A dance into the past

In celebration of International Museum Day, Gautam Nima and Pushpanjali Sharma will be presenting Apnnavop, a unique seven day durational interactive dance/movement installation at the Goa Chitra Museum, Benaulim from May 16

CHRISTINE MACHADO | MAY 16, 2016, 12:00 AM IST

Photo Credits: pg 3- appnavop

A visit to a museum usually entails a heavy oral lesson in culture and history with the help of the objects present there. Yet, unless repeated visits follow, much of what we learn many a times is forgotten soon. But a dance oriented lesson into our cultural past is definitely more memorable.

And that's exactly what young artists Gautam Nima and Pushpanjali Sharma will be performing when they begin Apnnavop ( to make your own), an interactive dance/movement installation at the Goa Chitra Museum, Benaulim on May 16 in commemoration of International Museum Day which is celebrated on May 18.

The seven day durational performance which combines dance and somatics will grow and evolve each day will be on the theme of ‘Museums and Cultural Landscapes’ with Gautam Nima and Pushpanjali Sharma highlighting the link between museums and cultural heritage and thus enhancing the idea of museums as territorial center’s involved in actively protecting the cultural landscape.

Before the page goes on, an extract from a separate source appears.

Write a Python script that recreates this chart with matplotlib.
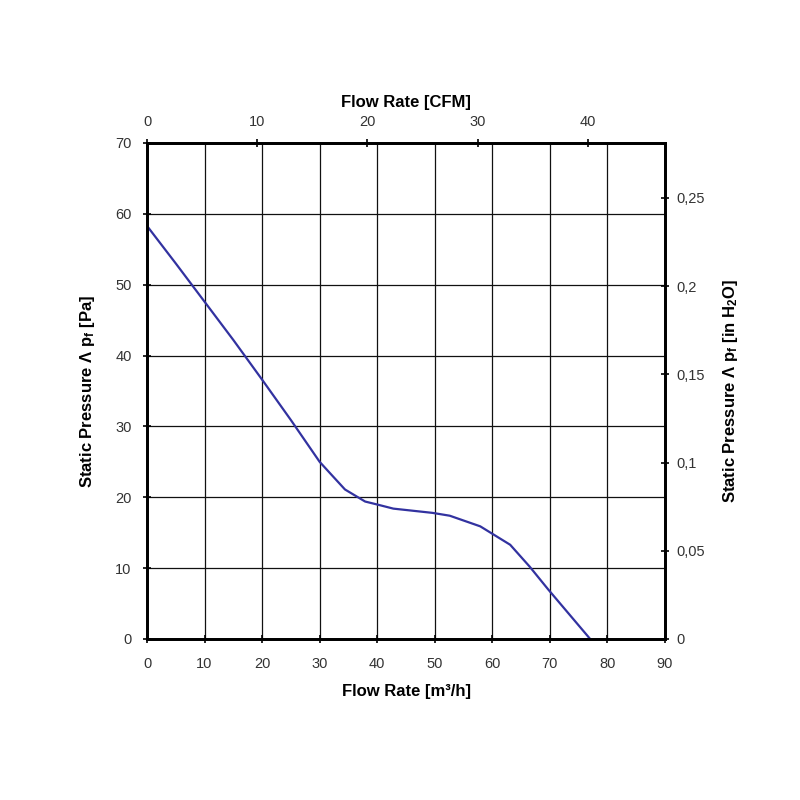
import matplotlib
matplotlib.use("Agg")
import matplotlib.pyplot as plt
from matplotlib.ticker import FixedLocator, FuncFormatter

plt.rcParams['font.family'] = ['Liberation Sans', 'DejaVu Sans']

# Data (flow in m3/h, static pressure in Pa)
flow_m3h = [0, 5, 10, 15, 20, 25, 30, 31.8, 34.4, 37.9, 39.9, 42.8,
            49.6, 52.6, 57.9, 59.7, 63.1, 66.5, 69.7, 77.0]
pressure_pa = [58.3, 53.0, 47.6, 42.2, 36.6, 30.9, 25.0, 23.4, 21.1, 19.4, 19.0, 18.4,
               17.8, 17.4, 15.9, 15.0, 13.3, 10.2, 7.0, 0]

x_ticks = [0, 10, 20, 30, 40, 50, 60, 70, 80, 90]
y_ticks = [0, 10, 20, 30, 40, 50, 60, 70]
cfm_ticks = [0, 10, 20, 30, 40]
inh2o_ticks = [0, 0.05, 0.1, 0.15, 0.2, 0.25]

M3H_PER_CFM = 90 / 47.0
PA_PER_INH2O = 249.09

fig = plt.figure(figsize=(8, 8), dpi=100)
ax = fig.add_axes([0.18375, 0.20125, 0.6475, 0.62])

ax.plot(flow_m3h, pressure_pa, color='#3232a0', lw=1.6, zorder=3)
ax.set_xlim(0, 90)
ax.set_ylim(0, 70)
ax.set_xticks(x_ticks)
ax.set_yticks(y_ticks)
ax.grid(True, color='#111111', lw=0.9)
for s in ax.spines.values():
    s.set_linewidth(1.8)
    s.set_color('black')
ax.tick_params(axis='x', direction='inout', length=6, width=1.2, labelsize=10.5,
               labelcolor='#333333', pad=10)
ax.tick_params(axis='y', direction='inout', length=6, width=1.2, labelsize=10.5,
               labelcolor='#333333', pad=8)
ax.set_xlabel('Flow Rate [m³/h]', fontsize=12, fontweight='bold', labelpad=9)
ax.set_ylabel(r'Static Pressure Λ $\mathregular{p_f}$ [Pa]', fontsize=12,
              fontweight='bold', labelpad=13)

# Top axis: CFM
axt = ax.twiny()
axt.set_xlim(0, 90)
axt.xaxis.set_major_locator(FixedLocator([c * M3H_PER_CFM for c in cfm_ticks]))
axt.xaxis.set_major_formatter(FuncFormatter(lambda v, p: f"{round(v / M3H_PER_CFM):d}"))
axt.tick_params(direction='inout', length=6, width=1.2, labelsize=10.5,
                labelcolor='#333333', pad=7)
axt.set_xlabel('Flow Rate [CFM]', fontsize=12, fontweight='bold', labelpad=6)

# Right axis: inH2O
axr = ax.twinx()
axr.set_ylim(0, 70)
axr.yaxis.set_major_locator(FixedLocator([v * PA_PER_INH2O for v in inh2o_ticks]))
def fmt_in(v, p):
    s = f"{v / PA_PER_INH2O:.2f}".rstrip('0').rstrip('.')
    return s.replace('.', ',')
axr.yaxis.set_major_formatter(FuncFormatter(fmt_in))
axr.tick_params(direction='inout', length=6, width=1.2, labelsize=10.5,
                labelcolor='#333333', pad=5)
axr.set_ylabel(r'Static Pressure Λ $\mathregular{p_f}$ [in $\mathregular{H_2O}$]',
               fontsize=12, fontweight='bold', labelpad=12)
for a in (axt, axr):
    for s in a.spines.values():
        s.set_linewidth(1.8)

fig.savefig('out.png', dpi=100, facecolor='white')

“I have been in Goa for the last two months and the longer I stayed the more convinced I was that I wanted to stay here further and learn and explore an artistic life here,” says Gautam Nima, who hails from Mussoorie and has been a dancer, musican and singer for quite a few years and who thinks of himself as an ‘artivist’, invested in using movement art to excavate buried stories of the past and voice the unprivileged stories of the present.

It was while he was looking for ways to assimilate into the culture of Goa that the two artists happened to pay a visit to the Goa Chitra -Chakra Museum, two weeks ago and came away impressed. “ The space was so charged with so many untold stories and we felt that it was a nice place to explore these tales in an unconventional way as we are artists that communicate through dance,” says Nima, adding that learning where the ancestors came from is important. “It is important to know where we came from or the future will be confusing,” he says.

For Margao born Sharma on the other hand this was an opportunity to return to her roots. A performing artist and research-scholar in Somatic Education and Transformative Creative Practice, Sharma admits that although she lived in different parts of the country and in New York, Goa always stayed with her. “ For me this is an opportunity to get back to Goa as a new person with new eyes and to revisit and to fortify my memories,” she says. “ While the older generation here in Goa were much more rooted to the culture, we, the younger generation perhaps owning to lack of time, don't completely register the stories of the land the way the older folks used to and thus don't understand Goa completely.” However, she believes that although the younger generation is not much exposed to this, the moment they delve into this area, a lot of things about the culture open up as has been her experience.

Through this performance, Sharma states that this is a way of learning about the objects and culture in a different way. “ When you go to a museum you only learn about what the object is and where it came from. You don't experience the object- the wear and tear of the rubber, why it was created etc. But through this performance we want to experience the objects differently without the conditional experiences and see what new places it can take us,” she says.

By having this performance in a musuem instead of a set stage also allows for less rigidity and more freedom of expression.At the same time, the artists want the audience to contribute to the performance as well. “ There will be musical instruments placed which members of the audience can pick up and play. This tune comes from the soul and history of the being and is this important in ur research,” says Nima. “ They can also read some text and thus lend their voice to our research. In this way they will be living inside our work.”

Through this performance, they also want to promote the possibility of taking dance beyond just being a mode of entertaiment to a practice in research where the meaning is acquired through empathetic understanding rather than through words and music.

We want to show that dance is a language through which we can see and understand the world. Thus the performance is not about entertainment. We want it to evoke questions and so after every performance we will be having a Q and A session,” say Nima, adding that this is the first time that they are doing something like this. “We are taking a risk here by showing a research that is still in practice and still raw rather than a thoroughly researched planned performance,” says Sharma. “But at the same time we believe that this vulnerability will help the audience to open up to us in a new way.”